--- START DATA LINES ---

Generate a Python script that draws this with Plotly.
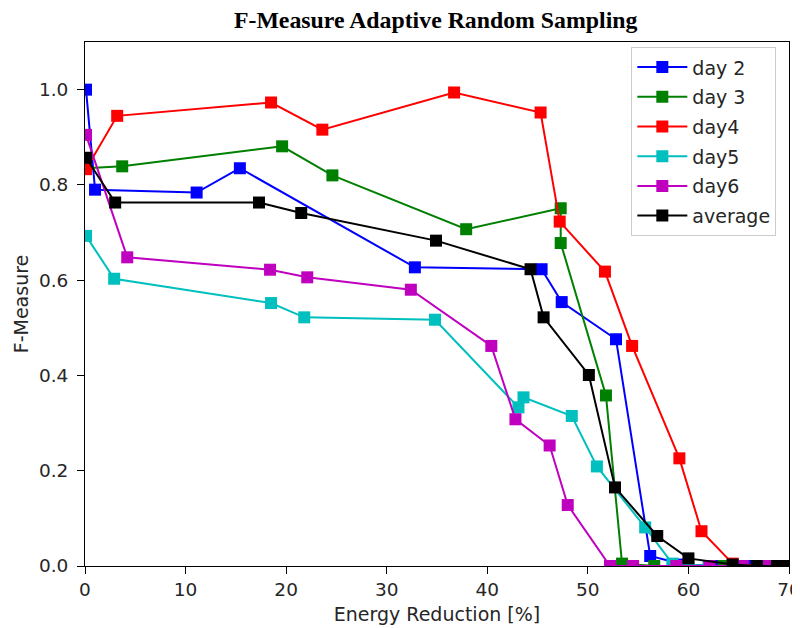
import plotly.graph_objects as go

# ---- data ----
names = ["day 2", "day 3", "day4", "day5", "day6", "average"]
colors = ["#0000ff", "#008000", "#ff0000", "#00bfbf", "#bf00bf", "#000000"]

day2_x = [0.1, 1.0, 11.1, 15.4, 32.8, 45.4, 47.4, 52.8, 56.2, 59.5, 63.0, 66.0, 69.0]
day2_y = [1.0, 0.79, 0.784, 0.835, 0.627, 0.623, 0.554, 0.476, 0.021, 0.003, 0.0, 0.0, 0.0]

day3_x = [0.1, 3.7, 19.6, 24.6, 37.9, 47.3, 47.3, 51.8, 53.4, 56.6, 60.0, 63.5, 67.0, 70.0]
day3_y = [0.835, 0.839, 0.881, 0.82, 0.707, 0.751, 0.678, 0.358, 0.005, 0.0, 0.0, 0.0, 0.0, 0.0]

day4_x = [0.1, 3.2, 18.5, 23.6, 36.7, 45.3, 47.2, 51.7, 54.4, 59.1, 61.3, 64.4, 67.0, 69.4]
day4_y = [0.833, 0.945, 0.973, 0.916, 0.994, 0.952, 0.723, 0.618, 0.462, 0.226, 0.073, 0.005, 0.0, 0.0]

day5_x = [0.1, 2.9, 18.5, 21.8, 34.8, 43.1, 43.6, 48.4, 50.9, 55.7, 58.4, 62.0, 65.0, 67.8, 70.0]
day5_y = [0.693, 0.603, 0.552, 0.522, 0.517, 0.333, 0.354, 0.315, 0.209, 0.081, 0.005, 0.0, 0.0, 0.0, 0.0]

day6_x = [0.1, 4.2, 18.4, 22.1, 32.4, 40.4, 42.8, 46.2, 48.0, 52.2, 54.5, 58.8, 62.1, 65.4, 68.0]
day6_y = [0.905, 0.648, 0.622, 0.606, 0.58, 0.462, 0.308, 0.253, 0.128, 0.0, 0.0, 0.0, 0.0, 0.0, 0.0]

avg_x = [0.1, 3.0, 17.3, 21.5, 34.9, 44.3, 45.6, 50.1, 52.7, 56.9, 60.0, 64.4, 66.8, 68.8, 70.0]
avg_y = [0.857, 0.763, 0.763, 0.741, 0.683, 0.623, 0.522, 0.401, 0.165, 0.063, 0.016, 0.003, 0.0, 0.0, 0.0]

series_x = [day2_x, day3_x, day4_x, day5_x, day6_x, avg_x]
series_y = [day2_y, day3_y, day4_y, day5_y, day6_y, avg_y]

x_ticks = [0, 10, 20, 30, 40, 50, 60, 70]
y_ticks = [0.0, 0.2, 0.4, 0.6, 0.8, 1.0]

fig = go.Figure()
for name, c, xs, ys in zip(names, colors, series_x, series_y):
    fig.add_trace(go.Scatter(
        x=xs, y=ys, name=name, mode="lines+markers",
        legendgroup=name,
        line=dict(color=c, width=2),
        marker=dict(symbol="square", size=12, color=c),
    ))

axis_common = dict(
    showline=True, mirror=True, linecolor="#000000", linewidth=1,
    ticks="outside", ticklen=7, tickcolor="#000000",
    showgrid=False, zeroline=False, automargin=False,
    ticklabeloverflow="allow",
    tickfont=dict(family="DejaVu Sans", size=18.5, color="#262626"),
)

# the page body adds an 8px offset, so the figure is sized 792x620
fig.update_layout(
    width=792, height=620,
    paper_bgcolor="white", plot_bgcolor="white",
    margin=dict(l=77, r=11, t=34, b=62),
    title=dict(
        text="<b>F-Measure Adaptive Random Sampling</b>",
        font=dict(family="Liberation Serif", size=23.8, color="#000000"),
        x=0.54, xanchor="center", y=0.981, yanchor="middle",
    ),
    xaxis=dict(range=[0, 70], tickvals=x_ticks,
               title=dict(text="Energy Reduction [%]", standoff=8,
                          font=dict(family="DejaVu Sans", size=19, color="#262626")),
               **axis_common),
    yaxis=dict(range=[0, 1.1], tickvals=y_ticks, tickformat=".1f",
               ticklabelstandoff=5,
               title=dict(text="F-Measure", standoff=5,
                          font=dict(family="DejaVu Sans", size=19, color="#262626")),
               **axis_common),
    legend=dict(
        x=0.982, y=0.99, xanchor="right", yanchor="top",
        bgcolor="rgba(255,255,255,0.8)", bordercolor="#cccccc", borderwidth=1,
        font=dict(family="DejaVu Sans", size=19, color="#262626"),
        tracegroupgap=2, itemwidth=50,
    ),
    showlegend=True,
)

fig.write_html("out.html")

--- END DATA LINES ---
--- START DATA LINES ---

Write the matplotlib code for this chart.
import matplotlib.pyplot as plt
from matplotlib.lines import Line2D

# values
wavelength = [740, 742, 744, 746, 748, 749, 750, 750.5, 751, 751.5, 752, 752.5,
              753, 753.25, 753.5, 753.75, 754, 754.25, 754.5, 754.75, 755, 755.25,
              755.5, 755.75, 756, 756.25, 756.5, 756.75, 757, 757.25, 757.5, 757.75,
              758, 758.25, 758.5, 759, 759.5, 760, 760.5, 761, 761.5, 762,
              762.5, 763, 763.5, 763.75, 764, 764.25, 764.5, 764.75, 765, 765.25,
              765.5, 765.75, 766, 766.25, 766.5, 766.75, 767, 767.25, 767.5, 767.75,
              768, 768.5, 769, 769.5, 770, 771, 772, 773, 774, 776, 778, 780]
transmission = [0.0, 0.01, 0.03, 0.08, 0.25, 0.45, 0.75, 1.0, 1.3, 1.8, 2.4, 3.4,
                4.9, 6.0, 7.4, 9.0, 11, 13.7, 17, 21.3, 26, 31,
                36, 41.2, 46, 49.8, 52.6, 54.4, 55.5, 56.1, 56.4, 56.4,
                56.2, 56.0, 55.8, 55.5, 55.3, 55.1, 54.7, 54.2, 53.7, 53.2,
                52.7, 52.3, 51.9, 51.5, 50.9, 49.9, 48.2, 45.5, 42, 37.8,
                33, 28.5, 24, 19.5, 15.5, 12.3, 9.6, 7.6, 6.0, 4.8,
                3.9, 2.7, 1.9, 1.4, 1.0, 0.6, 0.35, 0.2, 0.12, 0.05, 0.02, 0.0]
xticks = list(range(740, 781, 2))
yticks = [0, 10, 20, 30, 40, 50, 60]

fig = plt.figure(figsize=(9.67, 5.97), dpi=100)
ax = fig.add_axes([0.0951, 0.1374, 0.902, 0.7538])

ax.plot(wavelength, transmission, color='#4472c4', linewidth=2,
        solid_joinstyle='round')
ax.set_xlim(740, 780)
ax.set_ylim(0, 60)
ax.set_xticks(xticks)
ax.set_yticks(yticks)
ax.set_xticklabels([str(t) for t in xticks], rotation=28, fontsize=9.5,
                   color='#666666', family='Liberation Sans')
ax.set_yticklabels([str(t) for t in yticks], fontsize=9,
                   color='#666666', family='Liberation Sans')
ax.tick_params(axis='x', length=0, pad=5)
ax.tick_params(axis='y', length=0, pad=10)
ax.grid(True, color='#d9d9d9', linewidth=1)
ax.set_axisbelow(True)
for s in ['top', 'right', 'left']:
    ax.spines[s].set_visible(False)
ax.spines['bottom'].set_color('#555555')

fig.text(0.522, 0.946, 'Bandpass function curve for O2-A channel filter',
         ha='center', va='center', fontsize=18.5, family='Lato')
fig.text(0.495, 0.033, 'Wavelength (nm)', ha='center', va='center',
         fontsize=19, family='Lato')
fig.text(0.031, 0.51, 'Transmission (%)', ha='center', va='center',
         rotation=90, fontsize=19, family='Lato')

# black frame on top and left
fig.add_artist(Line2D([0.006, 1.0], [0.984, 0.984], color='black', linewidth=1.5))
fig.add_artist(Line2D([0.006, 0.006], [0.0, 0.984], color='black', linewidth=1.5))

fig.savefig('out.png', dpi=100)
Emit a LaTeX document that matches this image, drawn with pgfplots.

--- END DATA LINES ---

Leave out the pictures, and copy only the lines from the one holding "Generate a Python" through the one holding "y_ticks = [0.0, 0.2, 0.4, 0.6, 0.8, 1.0]", exactly as written.

| REPLY |
Generate a Python script that draws this with Plotly.
import plotly.graph_objects as go

# ---- data ----
names = ["day 2", "day 3", "day4", "day5", "day6", "average"]
colors = ["#0000ff", "#008000", "#ff0000", "#00bfbf", "#bf00bf", "#000000"]

day2_x = [0.1, 1.0, 11.1, 15.4, 32.8, 45.4, 47.4, 52.8, 56.2, 59.5, 63.0, 66.0, 69.0]
day2_y = [1.0, 0.79, 0.784, 0.835, 0.627, 0.623, 0.554, 0.476, 0.021, 0.003, 0.0, 0.0, 0.0]

day3_x = [0.1, 3.7, 19.6, 24.6, 37.9, 47.3, 47.3, 51.8, 53.4, 56.6, 60.0, 63.5, 67.0, 70.0]
day3_y = [0.835, 0.839, 0.881, 0.82, 0.707, 0.751, 0.678, 0.358, 0.005, 0.0, 0.0, 0.0, 0.0, 0.0]

day4_x = [0.1, 3.2, 18.5, 23.6, 36.7, 45.3, 47.2, 51.7, 54.4, 59.1, 61.3, 64.4, 67.0, 69.4]
day4_y = [0.833, 0.945, 0.973, 0.916, 0.994, 0.952, 0.723, 0.618, 0.462, 0.226, 0.073, 0.005, 0.0, 0.0]

day5_x = [0.1, 2.9, 18.5, 21.8, 34.8, 43.1, 43.6, 48.4, 50.9, 55.7, 58.4, 62.0, 65.0, 67.8, 70.0]
day5_y = [0.693, 0.603, 0.552, 0.522, 0.517, 0.333, 0.354, 0.315, 0.209, 0.081, 0.005, 0.0, 0.0, 0.0, 0.0]

day6_x = [0.1, 4.2, 18.4, 22.1, 32.4, 40.4, 42.8, 46.2, 48.0, 52.2, 54.5, 58.8, 62.1, 65.4, 68.0]
day6_y = [0.905, 0.648, 0.622, 0.606, 0.58, 0.462, 0.308, 0.253, 0.128, 0.0, 0.0, 0.0, 0.0, 0.0, 0.0]

avg_x = [0.1, 3.0, 17.3, 21.5, 34.9, 44.3, 45.6, 50.1, 52.7, 56.9, 60.0, 64.4, 66.8, 68.8, 70.0]
avg_y = [0.857, 0.763, 0.763, 0.741, 0.683, 0.623, 0.522, 0.401, 0.165, 0.063, 0.016, 0.003, 0.0, 0.0, 0.0]

series_x = [day2_x, day3_x, day4_x, day5_x, day6_x, avg_x]
series_y = [day2_y, day3_y, day4_y, day5_y, day6_y, avg_y]

x_ticks = [0, 10, 20, 30, 40, 50, 60, 70]
y_ticks = [0.0, 0.2, 0.4, 0.6, 0.8, 1.0]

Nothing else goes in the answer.